A series of images by CGI specialist Recom Farmhouse and photographer Markus Wendler places vintage cars in some of Los Angeles’ less desirable neighbourhoods, conjuring some striking images

A series of images by CGI specialist Recom Farmhouse and photographer Markus Wendler places vintage cars in some of Los Angeles’ less desirable neighbourhoods, conjuring some striking images. The project is a self-initiated, collaborative venture between Recom Farmhouse and Wendler, who have worked on a number of commercial projects together in the past.

Wendler had already shot some nighttime images of LA as a starting point, and after a bit of creative to-and-fro, Wendler and Recom decided to use vintage cars in “sketchy areas in and around LA, that are not just placed in an advertising style angle, but would rather tell a story – or pose questions as it’s never going to be clear what is actually happening”, according to Recom Farmhouse creative director Christoph Bolten.

Creating aged, damaged and dirty cars completely through CG was an attractive challenge for the company, as automotive CGI is one of its niches of expertise. “The next thing that was really exciting, was that these were not going to be classic advertising images, but had a much more realistic and narrative approach,” adds Bolten. “Something that from the beginning was offering the possibility to create something ambiguous and magical.”

Top and above: Two final images from an ongoing project created by photographer Markus Wendler and CGI specialist Recom Farmhouse

Having come up with the idea last summer, Wendler shot more material in situ in LA, before the CG modelling began, with Recom Farmhouse fitting the research and work between commercial projects. Bolten is always keen to have such research and development projects on the go – they are all about “pushing the boundaries”, he says. “Also, for the CGI artists it’s a lot more fun to work on projects like that; they love the freedom of playing a little and not having a client breathing down their neck.”

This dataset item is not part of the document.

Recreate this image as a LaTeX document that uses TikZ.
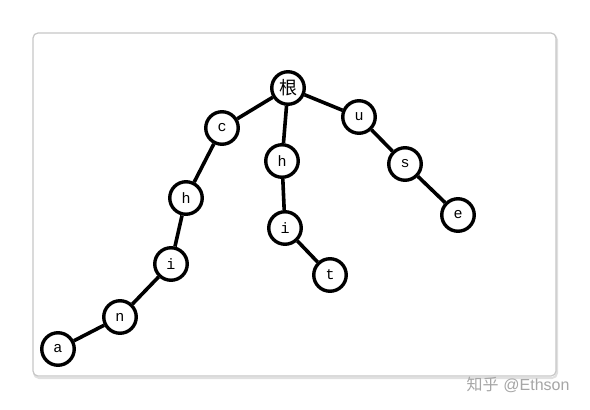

The process for creating the series included many stages, from initially modelling a scene and planning different crash scenarios, to extensive research of imagery of similar crash scenarios, sketching the form of cars, and sculpting creases and dents (see process images below).

Creating realistic effects for various automotive states of ageing – dented metal, shattered windscreens, dusty metal with fingerprints, rusted medal, skid marks, or smoking tires – was particularly challenging, all-in-all “quite time intensive”, says Bolten.

Wendler and Recom Farmhouse are still finalising the series, but are hoping to exhibit the images in the near future. As Bolten says: “These images are really about being printed very large as they have so many mysterious little details going on in them.”

The Recom Farmhouse project above also features in the current issue of CR. Unfortunately, an image on page 29 of the magazine was wrongly credited as being part of the project. It was, in fact, an unconnected image used merely for reference in the making of the project and was not taken by Markus Wendler as stated. Our apologies for the error.